I just finished reading Kavi's journal that tells all about her story! Here's a recap complete with illustrations, and a review of the story at the end!
This full-color illustrated journal tells the story of how Kavi was inspired by seeing the musical Wicked for her 12th birthday to enter her middle school's musical revue talent show, where all students are allowed to perform under one condition: students must be in good academic standing. Seventh grade has been a struggle for Kavi so far, and her brain is so hyperactive she can never sit down and focus, so she's been failing test after test, which she keeps secret from her parents and friends. And to make matters worse, she and her friends Sophie and Pari have been struggling to find a dance style that suits all of them for the revue. Kavi keeps thinking about the revue, which her parents approve of at first since Kavi hides her grades from them. She even struggles to not think about it a lot during Diwali, the most important Indian holiday of the year. But when her parents find out she keeps failing tests, they threaten to take either dance class or the revue away from Kavi, and her friends have their own concerns about their performance- Sophie doesn't know Kathak dance, which Kavi and Pari want to do, and Pari isn't confident about dancing in front of a crowd. With all of this stress in mind, Kavi's dad takes her to yoga class, which helps her destress her mind, and Kavi admits to her friends when they are studying for a science test about how her brain works and how she needs trouble focusing. Sophie and Pari come up with an idea to help Kavi remember the cloud formations she needs to know for the test: since she likes thinking about dance, they make up dances for each of the cloud formations. After they study, Kavi finally comes up with an idea for their performance: they will do a Bollywood routine that incorporates all of her friend's different dance styles. Kavi's study tactics earn her an A on her test, which makes her parents proud of her and allows her to perform with her friends in the school revue. Kavi does great, gets a standing ovation and even gets her annoying little brother Rishi to admit that she did something good.

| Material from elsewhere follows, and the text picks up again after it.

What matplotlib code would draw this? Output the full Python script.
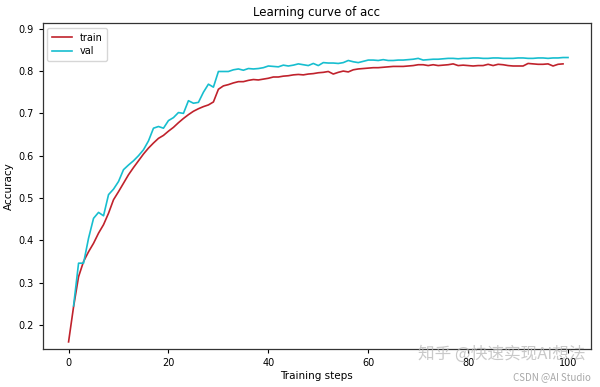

Here are the illustrations from the book!
I really liked this journal! It was a very simplified version of Kavi's story, which I assume will go into more detail when her novel comes out in March, but it explores a lot of her interests, hopes, dreams and fears in seventy-ish short pages. Kavi was a very compelling and relatable character, and I can imagine a lot of girls will relate to her, especially neurodivergent girls like myself. Kavi has ADHD, and I have autism, so we kind of have the opposite struggles: it's hard for Kavi to focus, while I hyperfocus on things that I really want to do. But we both share the struggle of having to balance everything in our lives, and it was nice to see how Kavi was able to do that with the support of her family and friends. I also liked how it showed that being vulnerable about your struggles in life with the people you trust will end up benefitting you in the end, because sometimes I get frustrated with things and I don't tell anyone about it, but it helps when I tell someone. I can imagine many girls, especially girls of Indian heritage and neurodivergent girls, will relate to Kavi. I also really liked the approach to Kavi's storyline that they took: while on paper it seemed like McKenna's a little bit, the story was so unique and engrossing that those similarities seemed superficial. One thing I didn't like about this journal, though, was the Girl of the Year trope I hate the most: the friendship fight. It seemed like of shoved in with Kavi trying to figure out with her friends what they wanted to do and then they got mad about it. I wish American Girl could find ways to make more compelling subplots in their storylines without resorting to predictable plot devices that nearly every GOTY book has, but oh well.